As was done for agriculture, members could create three categories of industrial subsidies. Permitted or “green light” subsidies would be those that promote the public good, such as addressing climate change. Members would commit to limit their spending on “amber light” subsidies, those which likely distort production and trade. Prohibited or “red light” subsidies would be those which directly promote exports or favour domestic products over imported ones.
Clearly, the project that Brown and Hillman propose cannot be accomplished overnight. It will take considerable time and resources to examine country policies and will require extensive negotiations to iron out differences. Should their solution test the US’s patience, the eminent Canadian trade economist Dan Ciuriak offers a quick-fix alternative.
In a recent paper, Ciuriak argues that whatever export subsidies China may have “work as much to the advantage of third country exporters to China as they help China’s own exporters.” The counter-intuitive implication is that the US should embrace rather than worry about China’s subsidies!
In making his argument, Ciuriak draws on the work of the great economist Abba Lerner, in particular the “Lerner Symmetry”, originally articulated in a 1936 paper.
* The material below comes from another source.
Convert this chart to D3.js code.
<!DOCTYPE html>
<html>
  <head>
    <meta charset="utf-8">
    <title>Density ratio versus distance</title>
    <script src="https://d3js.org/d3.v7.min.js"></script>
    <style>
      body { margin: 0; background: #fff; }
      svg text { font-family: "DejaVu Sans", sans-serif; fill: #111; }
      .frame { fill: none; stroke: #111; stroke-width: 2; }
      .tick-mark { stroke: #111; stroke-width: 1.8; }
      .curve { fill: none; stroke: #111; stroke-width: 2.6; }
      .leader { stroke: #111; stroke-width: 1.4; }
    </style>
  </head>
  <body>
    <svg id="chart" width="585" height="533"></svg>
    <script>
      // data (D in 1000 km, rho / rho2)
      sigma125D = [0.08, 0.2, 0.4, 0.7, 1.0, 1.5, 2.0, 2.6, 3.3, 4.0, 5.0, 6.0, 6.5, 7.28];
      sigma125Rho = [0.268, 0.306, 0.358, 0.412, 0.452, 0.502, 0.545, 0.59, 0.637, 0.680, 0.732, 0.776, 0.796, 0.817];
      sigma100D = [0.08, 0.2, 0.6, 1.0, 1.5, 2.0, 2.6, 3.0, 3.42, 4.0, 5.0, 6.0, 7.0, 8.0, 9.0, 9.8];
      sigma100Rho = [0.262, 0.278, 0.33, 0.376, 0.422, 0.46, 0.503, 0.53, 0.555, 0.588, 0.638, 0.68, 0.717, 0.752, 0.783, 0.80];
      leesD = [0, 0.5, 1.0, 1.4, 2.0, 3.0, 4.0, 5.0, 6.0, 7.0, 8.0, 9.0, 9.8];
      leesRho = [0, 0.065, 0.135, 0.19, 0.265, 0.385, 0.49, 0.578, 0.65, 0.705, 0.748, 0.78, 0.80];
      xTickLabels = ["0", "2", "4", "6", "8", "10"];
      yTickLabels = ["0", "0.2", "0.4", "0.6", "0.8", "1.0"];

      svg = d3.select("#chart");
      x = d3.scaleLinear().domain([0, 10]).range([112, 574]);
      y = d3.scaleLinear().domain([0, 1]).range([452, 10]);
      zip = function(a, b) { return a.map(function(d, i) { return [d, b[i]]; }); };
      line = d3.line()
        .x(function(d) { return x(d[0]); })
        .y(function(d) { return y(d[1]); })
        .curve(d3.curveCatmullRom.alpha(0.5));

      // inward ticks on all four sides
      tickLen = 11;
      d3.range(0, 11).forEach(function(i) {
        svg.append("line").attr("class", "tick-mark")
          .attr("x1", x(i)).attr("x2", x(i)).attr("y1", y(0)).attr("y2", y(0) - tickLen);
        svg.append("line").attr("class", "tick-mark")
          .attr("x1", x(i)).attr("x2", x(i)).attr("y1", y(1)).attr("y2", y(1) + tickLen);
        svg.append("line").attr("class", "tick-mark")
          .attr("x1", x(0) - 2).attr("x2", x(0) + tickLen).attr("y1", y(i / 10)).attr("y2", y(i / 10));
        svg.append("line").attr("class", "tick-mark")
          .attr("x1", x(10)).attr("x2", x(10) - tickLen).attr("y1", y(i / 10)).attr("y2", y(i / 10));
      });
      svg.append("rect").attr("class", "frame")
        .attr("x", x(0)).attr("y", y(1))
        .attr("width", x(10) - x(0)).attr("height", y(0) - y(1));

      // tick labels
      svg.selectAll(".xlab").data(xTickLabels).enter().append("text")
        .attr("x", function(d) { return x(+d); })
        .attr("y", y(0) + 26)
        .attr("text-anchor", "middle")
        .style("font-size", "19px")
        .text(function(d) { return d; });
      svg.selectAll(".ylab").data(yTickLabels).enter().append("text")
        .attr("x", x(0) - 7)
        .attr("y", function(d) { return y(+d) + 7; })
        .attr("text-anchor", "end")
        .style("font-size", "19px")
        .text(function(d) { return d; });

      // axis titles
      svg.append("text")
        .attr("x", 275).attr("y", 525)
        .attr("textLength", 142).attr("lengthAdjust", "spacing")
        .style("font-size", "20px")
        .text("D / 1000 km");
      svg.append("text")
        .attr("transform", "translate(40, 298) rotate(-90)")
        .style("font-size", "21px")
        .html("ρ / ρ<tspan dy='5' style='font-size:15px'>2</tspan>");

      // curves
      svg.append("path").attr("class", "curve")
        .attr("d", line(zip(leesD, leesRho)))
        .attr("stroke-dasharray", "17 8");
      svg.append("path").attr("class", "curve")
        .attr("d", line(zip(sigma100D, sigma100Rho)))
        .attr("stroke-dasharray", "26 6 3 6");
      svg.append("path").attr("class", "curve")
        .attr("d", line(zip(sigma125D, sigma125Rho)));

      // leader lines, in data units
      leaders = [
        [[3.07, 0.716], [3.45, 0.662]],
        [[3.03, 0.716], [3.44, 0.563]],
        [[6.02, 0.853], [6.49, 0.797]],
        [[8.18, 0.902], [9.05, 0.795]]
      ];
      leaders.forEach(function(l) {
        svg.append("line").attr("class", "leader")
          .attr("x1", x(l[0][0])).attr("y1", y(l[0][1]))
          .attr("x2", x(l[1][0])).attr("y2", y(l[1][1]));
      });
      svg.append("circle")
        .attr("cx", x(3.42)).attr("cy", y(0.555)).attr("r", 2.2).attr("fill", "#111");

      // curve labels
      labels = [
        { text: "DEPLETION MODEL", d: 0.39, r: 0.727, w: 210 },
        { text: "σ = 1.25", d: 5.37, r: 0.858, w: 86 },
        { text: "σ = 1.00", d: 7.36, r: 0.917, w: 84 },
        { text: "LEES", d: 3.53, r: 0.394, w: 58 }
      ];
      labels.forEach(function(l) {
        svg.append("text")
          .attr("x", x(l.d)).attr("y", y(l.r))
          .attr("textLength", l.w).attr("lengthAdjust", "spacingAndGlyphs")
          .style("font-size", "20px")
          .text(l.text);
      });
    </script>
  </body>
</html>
Lerner explained that a tariff on one’s trading partner’s imports is equivalent to a tax on one’s own exports. The logic is as follows. An import tax reduces imports. This causes a real appreciation of the exchange rate, as demand for domestic substitutes increases and wages rise. This appreciation ultimately reduces exports.
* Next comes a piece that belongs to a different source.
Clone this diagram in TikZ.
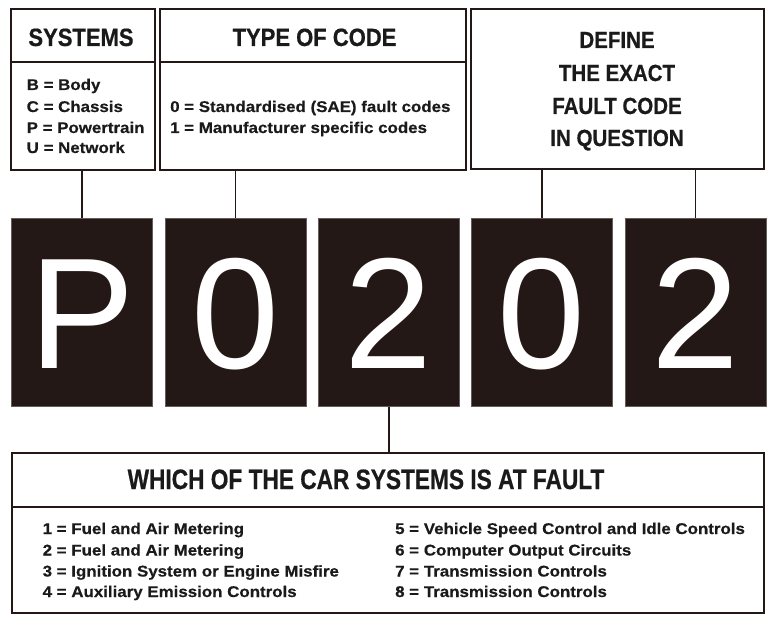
\documentclass[tikz,border=0pt]{standalone}
\usepackage{fontspec}
\newfontfamily\digf{Liberation Sans}
\newfontfamily\whf{Liberation Sans Bold}[FakeStretch=0.81, FakeBold=0.6]
\newfontfamily\hdf{Liberation Sans Bold}[FakeStretch=0.88, FakeBold=0.6]
\newfontfamily\smf{Liberation Sans Bold}[FakeStretch=1.09, FakeBold=0.5]
\definecolor{ink}{HTML}{231815}
\definecolor{txt}{HTML}{1A1A1A}
\tikzset{
  frame/.style={draw=ink, line width=2.4pt, inner sep=0pt, anchor=north west},
  divl/.style={draw=ink, line width=2pt},
  digbox/.style={fill=ink, draw=ink!70!white, line width=0.6pt, minimum width=141pt,
    minimum height=188.5pt, inner sep=0pt, anchor=north west},
  digit/.style={text=white, font=\digf\fontsize{158}{160}\selectfont, inner sep=0pt, anchor=base},
  conn/.style={draw=ink, line width=1.6pt},
  hd/.style={text=txt, font=\hdf\fontsize{25}{27}\selectfont, inner sep=0pt, anchor=base},
  dh/.style={text=txt, font=\hdf\fontsize{23.3}{25}\selectfont, inner sep=0pt, anchor=base},
  wh/.style={text=txt, font=\whf\fontsize{28}{30}\selectfont, inner sep=0pt, anchor=base},
  sm/.style={text=txt, font=\smf\fontsize{15.5}{17}\selectfont, inner sep=0pt, anchor=base west},
}
\begin{document}
\begin{tikzpicture}[x=1pt,y=-1pt]
\useasboundingbox (0,0) rectangle (767,620);
% frames
\node[frame, minimum width=144pt, minimum height=161pt] (sys) at (10,8) {};
\node[frame, minimum width=306pt, minimum height=161pt] (type) at (159,8) {};
\node[frame, minimum width=293pt, minimum height=160pt] (def) at (470,8) {};
\node[frame, minimum width=752pt, minimum height=160pt] (which) at (11,452) {};
\coordinate (d1) at (0,62);
\coordinate (d2) at (0,507);
\draw[divl] (sys.west |- d1) -- (sys.east |- d1);
\draw[divl] (type.west |- d1) -- (type.east |- d1);
\draw[divl] (which.west |- d2) -- (which.east |- d2);
% digit boxes
\node[digbox] (b1) at (11,217.5) {};
\node[digbox] (b2) at (164.5,217.5) {};
\node[digbox] (b3) at (318,217.5) {};
\node[digbox] (b4) at (471,217.5) {};
\node[digbox] (b5) at (624.5,217.5) {};
\coordinate (base) at (0,368);
\node[digit] (dP) at (b1.center |- base) {P};
\node[digit] (d0a) at (b2.center |- base) {0};
\node[digit] (d2a) at (b3.center |- base) {2};
\node[digit] (d0b) at (b4.center |- base) {0};
\node[digit] (d2b) at (b5.center |- base) {2};
% connectors
\draw[conn] (b1.north) -- (b1.north |- sys.south);
\draw[conn] (b2.north) -- (b2.north |- type.south);
\draw[conn] (b4.north) -- (b4.north |- def.south);
\draw[conn] (b5.north) -- (b5.north |- def.south);
\draw[conn] (b3.south) -- (b3.south |- which.north);
% headers
\node[hd] (tsys) at (81,46) {SYSTEMS};
\node[hd] (ttype) at (314.5,46) {TYPE OF CODE};
\node[dh] (tdef1) at (617,48) {DEFINE};
\node[dh] (tdef2) at (617,81) {THE EXACT};
\node[dh] (tdef3) at (617,114) {FAULT CODE};
\node[dh] (tdef4) at (617,146) {IN QUESTION};
\node[wh] (twh) at (366,489) {WHICH OF THE CAR SYSTEMS IS AT FAULT};
% systems list
\node[sm] (s1) at (26.5,90) {B = Body};
\node[sm] (s2) at (26.5,112) {C = Chassis};
\node[sm] (s3) at (26.5,133) {P = Powertrain};
\node[sm] (s4) at (26.5,153) {U = Network};
% type list
\node[sm] (c1) at (170,112) {0 = Standardised (SAE) fault codes};
\node[sm] (c2) at (170,133) {1 = Manufacturer specific codes};
% fault list
\node[sm] (f1) at (42.5,534) {1 = Fuel and Air Metering};
\node[sm] (f2) at (42.5,555.5) {2 = Fuel and Air Metering};
\node[sm] (f3) at (42.5,576.5) {3 = Ignition System or Engine Misfire};
\node[sm] (f4) at (42.5,597) {4 = Auxiliary Emission Controls};
\node[sm] (f5) at (395,534) {5 = Vehicle Speed Control and Idle Controls};
\node[sm] (f6) at (395,555.5) {6 = Computer Output Circuits};
\node[sm] (f7) at (395,576.5) {7 = Transmission Controls};
\node[sm] (f8) at (395,597) {8 = Transmission Controls};
\end{tikzpicture}
\end{document}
Ciuriak says that if China subsidizes its exports, it is simply imposing a negative tax. By the logic of the Lerner Symmetry, it is simultaneously providing a subsidy on imports from the rest of the world.
To support Lerner’s theory, Ciuriak presents the results of two modelling exercises, one for Canada and one for the UK. These exercises show that unilateral trade liberalization – dropping one’s own import barriers – leads to a fairly symmetric increase in both imports and exports.
Despite the elegance of Ciuriak’s reasoning, I fear that the likelihood of the Lerner Symmetry informing US trade policy is small.
Since decisions at the WTO are made by consensus, progress can be glacial. A China-US compromise on subsidies would be a good way to bring the membership together to resolve this difficult issue.
The US could begin by unblocking the appointment of Appellate Body members and restoring this important public good. It could also recognize that China’s domestic prices are not particularly distorted and can be used as benchmarks for subsidy investigations.
In his 2019 Report on the Work of the Government, Premier Li Keqiang committed to following the principle of “competitive neutrality”. This means that private and state-owned enterprises will be treated equally when it comes to accessing factors of production, markets, licenses, government procurement contracts and so on.
If Chinese state-owned companies’ do not have favourable access to resources, then the same principle of competitive neutrality should ensure that they do not provide resources at a subsidized rate.
China has every incentive to keep state-owned companies from providing subsidized inputs. Its development model has evolved and now emphasizes the quality rather than the quantity of growth. It wants to improve the management of state-owned assets. And its carbon neutrality targets imply one more constraint that the economy needs to respect.
Where does that leave us? Brown and Hillman provide a framework for re-thinking the scope of industrial subsidies. Perhaps the time is right for China and the US to find compromises on the definition of “government” and the appropriate benchmark for the subsidies calculation. Taken together, these steps can help resolve the WTO’s crisis.